I had a surprising discussion the other day with the COO of a fairly large grocery company about risk, safety, and insurance issues. His company has sizable exposures in the areas of property, liability, and workers’ compensation, and he has policies with several insurance carriers totaling over 7 figures in premiums.
Misconceptions from bad to worse
What was surprising about the discussion was how well versed he was in the costs of his policies, and the claims and administration related to those claims, but what a limited idea he had about the concept and function of loss control related to his policies. What’s even worse about this situation is that a sizable portion of the commercial insurance community shares the same mistaken idea. What is the mistaken idea?
The idea in question
The mistaken idea in question was that “Loss Control” meant “Inspections.” And by inspections, it meant some sort of non-participatory process where an inspector would briefly visit a location, collect some information, make some observations and perhaps take some measurements, and then be gone. Some group of recommendations might appear a month or two later with a little bit of written explanation and not much more.
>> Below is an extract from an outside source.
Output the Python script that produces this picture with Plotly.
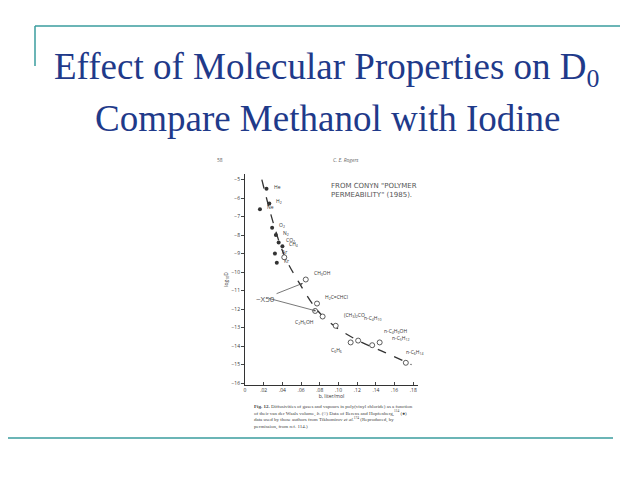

I asked the CEO if that’s what his idea of loss control was, and he paused and said that was pretty much it from his experience. His stores are nicely organized and maintained, and very well-run overall. He recieves very few recommendations overall.
Engagement determines impact
The issue here is that even though inspections are often an integral part of loss control, and certainly the most visible part for most smaller accounts, inspections are more of an oversight tool (making sure that the insured company isn’t doing anything that will put them at too great of a risk for losses beyond what their business type would indicate) than an improvement tool (helping attain better performance.) The challenge is engaging with business and property owners and operators to help them improve their performance and better their condition.
So what is it really?
If loss control (or risk control as it is also called)isn’t just inspections, what is it then? Here’s a start. Loss control requires two dimensions: The first dimension is the active engagement of insured entities to understand the hazards that they are exposed to, the controls currently in place, the loss experience they have had over time, and their approach to managing and guiding safety. The Second dimension is working together with those insured entities to improve their performance in a collaborative way. That second dimension is often absent.
The biggest challenge toward that goal is that every organization is different and needs help in different ways. Some companies have well-developed safety management and only need targeted collaboration on certain key issues; others don’t have a clue of where to start and need more help than may be included with the service level set for their policies. Inspections will always be a part of the picture, and perhaps the most visible one in many cases, but loss control professionals and leaders need to remember and convey the bigger picture.